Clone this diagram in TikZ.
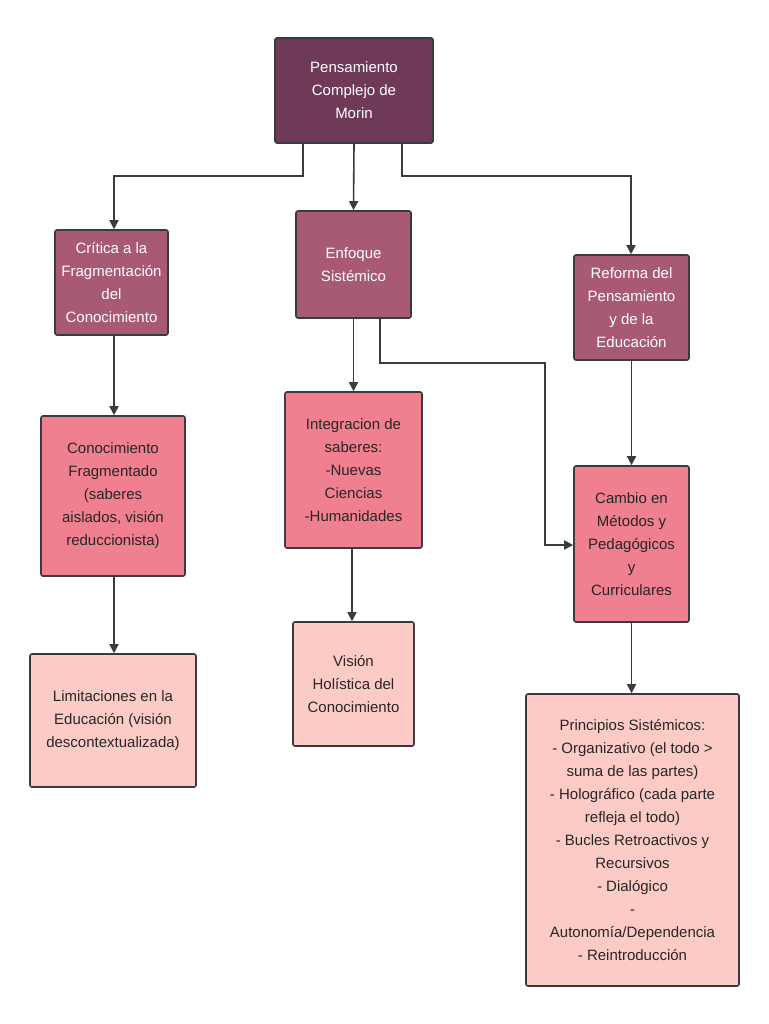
\documentclass[tikz,border=0pt]{standalone}
\usepackage{fontspec}
\setmainfont{Liberation Sans}
\usetikzlibrary{arrows.meta}
\definecolor{c1}{HTML}{6E3A57}
\definecolor{c2}{HTML}{A85A74}
\definecolor{c3}{HTML}{F0808F}
\definecolor{c4}{HTML}{FDCBC6}
\definecolor{bd}{HTML}{3A3A40}
\begin{document}
\begin{tikzpicture}[x=1pt,y=-1pt,
 box/.style={draw=bd,line width=1.6pt,rounded corners=2pt,align=center,inner sep=0pt,
   font=\fontsize{15}{23}\selectfont},
 dk/.style={text=white},
 lt/.style={text=black!85},
 ar/.style={draw=bd,line width=1.6pt,-{Triangle[length=9pt,width=9pt]}}]
\useasboundingbox (0,0) rectangle (768,1024);
\newcommand\bx[7]{\node[box,#6,fill=#5,minimum width=#3-#1,minimum height=#4-#2] (#7) at ({(#1+#3)/2},{(#2+#4)/2}) {};}
\bx{275}{38}{433}{143}{c1}{dk}{top}
\node[box,dk,draw=none] at (top) {Pensamiento\\Complejo de\\Morin};
\bx{55}{230}{168}{335}{c2}{dk}{cri}
\node[box,dk,draw=none] at (cri) {Crítica a la\\Fragmentación\\del\\Conocimiento};
\bx{296}{211}{411}{318}{c2}{dk}{enf}
\node[box,dk,draw=none] at (enf) {Enfoque\\Sistémico};
\bx{574}{255}{689}{360}{c2}{dk}{ref}
\node[box,dk,draw=none] at (ref) {Reforma del\\Pensamiento\\y de la\\Educación};
\bx{41}{416}{185}{576}{c3}{lt}{con}
\node[box,lt,draw=none] at (con) {Conocimiento\\Fragmentado\\(saberes\\aislados, visión\\reduccionista)};
\bx{285}{392}{422}{548}{c3}{lt}{int}
\node[box,lt,draw=none] at (int) {Integracion de\\saberes:\\-Nuevas\\Ciencias\\-Humanidades};
\bx{574}{466}{689}{622}{c3}{lt}{cam}
\node[box,lt,draw=none] at (cam) {Cambio en\\Métodos y\\Pedagógicos\\y\\Curriculares};
\bx{30}{654}{196}{787}{c4}{lt}{lim}
\node[box,lt,draw=none] at (lim) {Limitaciones en la\\Educación (visión\\descontextualizada)};
\bx{293}{622}{414}{746}{c4}{lt}{vis}
\node[box,lt,draw=none] at (vis) {Visión\\Holística del\\Conocimiento};
\bx{526}{694}{739}{986}{c4}{lt}{pri}
\node[box,lt,draw=none] at (pri) {Principios Sistémicos:\\- Organizativo (el todo >\\suma de las partes)\\- Holográfico (cada parte\\refleja el todo)\\- Bucles Retroactivos y\\Recursivos\\- Dialógico\\-\\Autonomía/Dependencia\\- Reintroducción};
\draw[ar] (top.south -| 303,0) |- (114,176) -- (cri.north -| 114,0);
\draw[ar] (top.south) -- (enf.north);
\draw[ar] (top.south -| 402,0) |- (631,176) -- (ref.north -| 631,0);
\draw[ar] (cri.south -| 114,0) -- (con.north -| 114,0);
\draw[ar] (enf.south) -- (enf.south |- int.north);
\draw[ar] (enf.south -| 380,0) |- (545,363) |- (cam.west |- 0,545);
\draw[ar] (ref.south) -- (cam.north);
\draw[ar] (con.south -| 114,0) -- (lim.north -| 114,0);
\draw[ar] (int.south -| 352,0) -- (vis.north -| 352,0);
\draw[ar] (cam.south) -- (pri.north -| cam.south);
\end{tikzpicture}
\end{document}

• DIRECTIONS FOR THIS TASK: Return the listing above word for word, with the pictures removed.

• RESULT FOR THIS TASK:
Clone this diagram in TikZ.
\documentclass[tikz,border=0pt]{standalone}
\usepackage{fontspec}
\setmainfont{Liberation Sans}
\usetikzlibrary{arrows.meta}
\definecolor{c1}{HTML}{6E3A57}
\definecolor{c2}{HTML}{A85A74}
\definecolor{c3}{HTML}{F0808F}
\definecolor{c4}{HTML}{FDCBC6}
\definecolor{bd}{HTML}{3A3A40}
\begin{document}
\begin{tikzpicture}[x=1pt,y=-1pt,
 box/.style={draw=bd,line width=1.6pt,rounded corners=2pt,align=center,inner sep=0pt,
   font=\fontsize{15}{23}\selectfont},
 dk/.style={text=white},
 lt/.style={text=black!85},
 ar/.style={draw=bd,line width=1.6pt,-{Triangle[length=9pt,width=9pt]}}]
\useasboundingbox (0,0) rectangle (768,1024);
\newcommand\bx[7]{\node[box,#6,fill=#5,minimum width=#3-#1,minimum height=#4-#2] (#7) at ({(#1+#3)/2},{(#2+#4)/2}) {};}
\bx{275}{38}{433}{143}{c1}{dk}{top}
\node[box,dk,draw=none] at (top) {Pensamiento\\Complejo de\\Morin};
\bx{55}{230}{168}{335}{c2}{dk}{cri}
\node[box,dk,draw=none] at (cri) {Crítica a la\\Fragmentación\\del\\Conocimiento};
\bx{296}{211}{411}{318}{c2}{dk}{enf}
\node[box,dk,draw=none] at (enf) {Enfoque\\Sistémico};
\bx{574}{255}{689}{360}{c2}{dk}{ref}
\node[box,dk,draw=none] at (ref) {Reforma del\\Pensamiento\\y de la\\Educación};
\bx{41}{416}{185}{576}{c3}{lt}{con}
\node[box,lt,draw=none] at (con) {Conocimiento\\Fragmentado\\(saberes\\aislados, visión\\reduccionista)};
\bx{285}{392}{422}{548}{c3}{lt}{int}
\node[box,lt,draw=none] at (int) {Integracion de\\saberes:\\-Nuevas\\Ciencias\\-Humanidades};
\bx{574}{466}{689}{622}{c3}{lt}{cam}
\node[box,lt,draw=none] at (cam) {Cambio en\\Métodos y\\Pedagógicos\\y\\Curriculares};
\bx{30}{654}{196}{787}{c4}{lt}{lim}
\node[box,lt,draw=none] at (lim) {Limitaciones en la\\Educación (visión\\descontextualizada)};
\bx{293}{622}{414}{746}{c4}{lt}{vis}
\node[box,lt,draw=none] at (vis) {Visión\\Holística del\\Conocimiento};
\bx{526}{694}{739}{986}{c4}{lt}{pri}
\node[box,lt,draw=none] at (pri) {Principios Sistémicos:\\- Organizativo (el todo >\\suma de las partes)\\- Holográfico (cada parte\\refleja el todo)\\- Bucles Retroactivos y\\Recursivos\\- Dialógico\\-\\Autonomía/Dependencia\\- Reintroducción};
\draw[ar] (top.south -| 303,0) |- (114,176) -- (cri.north -| 114,0);
\draw[ar] (top.south) -- (enf.north);
\draw[ar] (top.south -| 402,0) |- (631,176) -- (ref.north -| 631,0);
\draw[ar] (cri.south -| 114,0) -- (con.north -| 114,0);
\draw[ar] (enf.south) -- (enf.south |- int.north);
\draw[ar] (enf.south -| 380,0) |- (545,363) |- (cam.west |- 0,545);
\draw[ar] (ref.south) -- (cam.north);
\draw[ar] (con.south -| 114,0) -- (lim.north -| 114,0);
\draw[ar] (int.south -| 352,0) -- (vis.north -| 352,0);
\draw[ar] (cam.south) -- (pri.north -| cam.south);
\end{tikzpicture}
\end{document}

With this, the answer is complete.